The big draw to this series, for me, is still the philosophy and the politics. I wouldn’t say that this is a particularly plausible future society, though that may simply be because I have a very difficult time imagining how we might evolve from here to there, but it’s a marvelous idea for how to organize a peaceful society. The political dynamics are complex and nuanced, and the Saneer-Weeksbooth conspiracy adds a great dystopian element to be explored. Palmer’s ideas about gender are somewhat less well-developed, although significant time is spent on gender in this volume. Mycroft’s use of gendered pronouns is inconsistent and the explanation given for Madame’s plot to reintroduce gender roles into society is less than convincing; frankly, I feel as if there is some huge complicated idea trying to be communicated that I’m just not quite getting. My hope is that this theme will carry on to the next books in the series, which promise to be about war.

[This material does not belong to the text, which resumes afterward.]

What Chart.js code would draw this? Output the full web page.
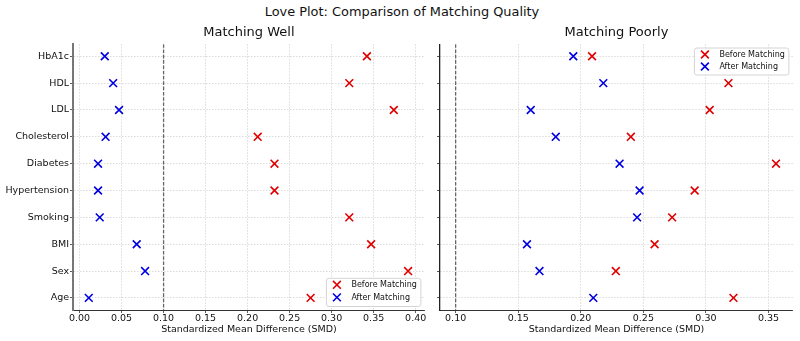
<!DOCTYPE html>
<html>
<head>
<meta charset="utf-8">
<title>Love Plot</title>
<script src="https://cdn.jsdelivr.net/npm/chart.js@4/dist/chart.umd.min.js"></script>
<style>
	html, body { margin: 0; padding: 0; background: #fff; }
	#wrap { position: relative; width: 800px; height: 341px; overflow: hidden; }
	#mainTitle {
		position: absolute; left: 0; top: 4px; width: 804px;
		text-align: center; font: 12.9px/15px 'DejaVu Sans', sans-serif; color: #111;
	}
	canvas { position: absolute; top: 0; }
	#wellChart { left: 0; }
	#poorChart { left: 432px; }
</style>
</head>
<body>
<div id="wrap">
	<div id="mainTitle">Love Plot: Comparison of Matching Quality</div>
	<canvas id="wellChart" width="432" height="341"></canvas>
	<canvas id="poorChart" width="368" height="341"></canvas>
</div>
<script>
// Data
const covariates = ['HbA1c', 'HDL', 'LDL', 'Cholesterol', 'Diabetes', 'Hypertension', 'Smoking', 'BMI', 'Sex', 'Age'];

const wellBefore = [0.342, 0.321, 0.374, 0.212, 0.232, 0.232, 0.321, 0.347, 0.391, 0.275];
const wellAfter  = [0.030, 0.040, 0.047, 0.031, 0.022, 0.022, 0.024, 0.068, 0.078, 0.011];

const poorBefore = [0.209, 0.318, 0.303, 0.240, 0.356, 0.291, 0.273, 0.259, 0.228, 0.322];
const poorAfter  = [0.194, 0.218, 0.160, 0.180, 0.231, 0.247, 0.245, 0.157, 0.167, 0.210];

const wellTicks = [0.00, 0.05, 0.10, 0.15, 0.20, 0.25, 0.30, 0.35, 0.40];
const poorTicks = [0.10, 0.15, 0.20, 0.25, 0.30, 0.35];

const threshold = 0.1;

const RED = '#e00000';
const BLUE = '#0000e0';
const TEXT = '#111';

Chart.defaults.font.family = "'DejaVu Sans', sans-serif";
Chart.defaults.color = TEXT;

// legend drawn inside the plot area, with a box like matplotlib's
const insideLegend = {
	id: 'insideLegend',
	afterDatasetsDraw(chart, args, opts) {
		const items = chart.data.datasets.filter(d => !d.isThreshold);
		const ctx = chart.ctx;
		const area = chart.chartArea;
		ctx.save();
		ctx.font = "8px 'DejaVu Sans', sans-serif";
		const textW = Math.max(...items.map(d => ctx.measureText(d.label).width));
		const rowH = opts.rowHeight || 12.5;
		const w = 25 + textW + 4;
		const h = items.length * rowH + 3;
		const x = area.right - 4.5 - w;
		const y = opts.corner === 'top' ? area.top + 3.3 : area.bottom - 4 - h;

		ctx.fillStyle = 'rgba(255,255,255,0.85)';
		ctx.strokeStyle = '#d4d4d4';
		ctx.lineWidth = 1;
		ctx.beginPath();
		ctx.roundRect(x + 0.5, y + 0.5, w, h, 2.5);
		ctx.fill();
		ctx.stroke();

		items.forEach((d, i) => {
			const cy = y + 7 + i * rowH;
			const cx = x + 11;
			const r = 3.9;
			ctx.strokeStyle = d.borderColor;
			ctx.lineWidth = 1.6;
			ctx.beginPath();
			ctx.moveTo(cx - r, cy - r); ctx.lineTo(cx + r, cy + r);
			ctx.moveTo(cx - r, cy + r); ctx.lineTo(cx + r, cy - r);
			ctx.stroke();
			ctx.fillStyle = TEXT;
			ctx.textBaseline = 'middle';
			ctx.textAlign = 'left';
			ctx.fillText(d.label, x + 25.5, cy + 0.5);
		});
		ctx.restore();
	}
};

function toPoints(values) {
	return values.map((v, i) => ({ x: v, y: i }));
}

function makeChart(canvasId, cfg) {
	const yMin = -0.45;
	const yMax = covariates.length - 1 + 0.45;
	return new Chart(document.getElementById(canvasId), {
		type: 'scatter',
		data: {
			datasets: [
				{
					label: 'Before Matching',
					data: toPoints(cfg.before),
					pointStyle: 'crossRot',
					pointRadius: 5.5,
					borderWidth: 1.6,
					borderColor: RED,
					backgroundColor: RED
				},
				{
					label: 'After Matching',
					data: toPoints(cfg.after),
					pointStyle: 'crossRot',
					pointRadius: 5.5,
					borderWidth: 1.6,
					borderColor: BLUE,
					backgroundColor: BLUE
				},
				{
					label: 'threshold',
					isThreshold: true,
					data: [{ x: threshold, y: yMin }, { x: threshold, y: yMax }],
					showLine: true,
					pointRadius: 0,
					borderColor: '#666',
					borderWidth: 1.3,
					borderDash: [3.6, 1.7]
				}
			]
		},
		options: {
			responsive: false,
			animation: false,
			events: [],
			layout: { padding: { left: 0, right: cfg.padRight, top: 0, bottom: 0 } },
			plugins: {
				legend: { display: false },
				tooltip: { enabled: false },
				title: {
					display: true,
					fullSize: false,
					text: cfg.title,
					color: TEXT,
					font: { size: 13, weight: 'normal' },
					padding: { top: 25.3, bottom: 3.3 }
				},
				insideLegend: { corner: cfg.legendCorner, rowHeight: cfg.legendRow }
			},
			scales: {
				x: {
					type: 'linear',
					min: cfg.xMin,
					max: cfg.xMax,
					afterBuildTicks: s => { s.ticks = cfg.ticks.map(v => ({ value: v })); },
					afterFit: s => { s.height = 31; },
					ticks: {
						autoSkip: false,
						maxRotation: 0,
						padding: 0,
						color: TEXT,
						font: { size: 9.5 },
						callback: v => Number(v).toFixed(2)
					},
					grid: {
						color: '#d2d2d2',
						lineWidth: 0.8,
						tickColor: '#333',
						tickLength: 3,
						tickWidth: 0.8,
						tickBorderDash: []
					},
					border: { color: '#333', width: 1, dash: [1.5, 1.5] },
					title: {
						display: true,
						text: 'Standardized Mean Difference (SMD)',
						color: TEXT,
						font: { size: 9.5 },
						padding: { top: 0, bottom: 6 }
					}
				},
				y: {
					type: 'linear',
					reverse: true,
					min: yMin,
					max: yMax,
					afterBuildTicks: s => { s.ticks = covariates.map((_, i) => ({ value: i })); },
					afterFit: s => { s.width = cfg.yWidth; },
					ticks: {
						display: cfg.showLabels,
						autoSkip: false,
						padding: 1,
						color: TEXT,
						font: { size: 9.5 },
						callback: v => covariates[v]
					},
					grid: {
						color: '#d2d2d2',
						lineWidth: 0.8,
						tickColor: '#333',
						tickLength: 3,
						tickWidth: 0.8,
						tickBorderDash: []
					},
					border: { color: cfg.spineColor, width: cfg.spineWidth, dash: [1.5, 1.5] }
				}
			}
		},
		plugins: [insideLegend]
	});
}

makeChart('wellChart', {
	title: 'Matching Well',
	before: wellBefore,
	after: wellAfter,
	ticks: wellTicks,
	xMin: -0.0078,
	xMax: 0.411,
	yWidth: 73,
	padRight: 4,
	showLabels: true,
	spineColor: '#777',
	spineWidth: 2,
	legendCorner: 'bottom',
	legendRow: 12.6
});

makeChart('poorChart', {
	title: 'Matching Poorly',
	before: poorBefore,
	after: poorAfter,
	ticks: poorTicks,
	xMin: 0.0875,
	xMax: 0.3695,
	yWidth: 8,
	padRight: 5,
	showLabels: false,
	spineColor: '#222',
	spineWidth: 1.3,
	legendCorner: 'top',
	legendRow: 12
});
</script>
</body>
</html>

Listen. There’s not a ton to write about this series without giving the whole story away, and it’s hard to discuss the ideas in it without it turning into a lengthy thinkpiece, and I can’t even guarantee that you’ll get the concept. But there’s nothing else like this series being published right now. Too Like the Lightning was a revelation, and Seven Surrenders shines even brighter than its predecessor. The stage is set for the next pair of books to explore what a war might looks like in a world that hasn’t warred in centuries, and you can’t possibly want to miss that. I know that this isn’t a series for everybody, but I still can’t help suggesting that everyone read it as soon as possible. It’s a work of rare and special genius.

Thank you to the publisher for sending me an early copy for review.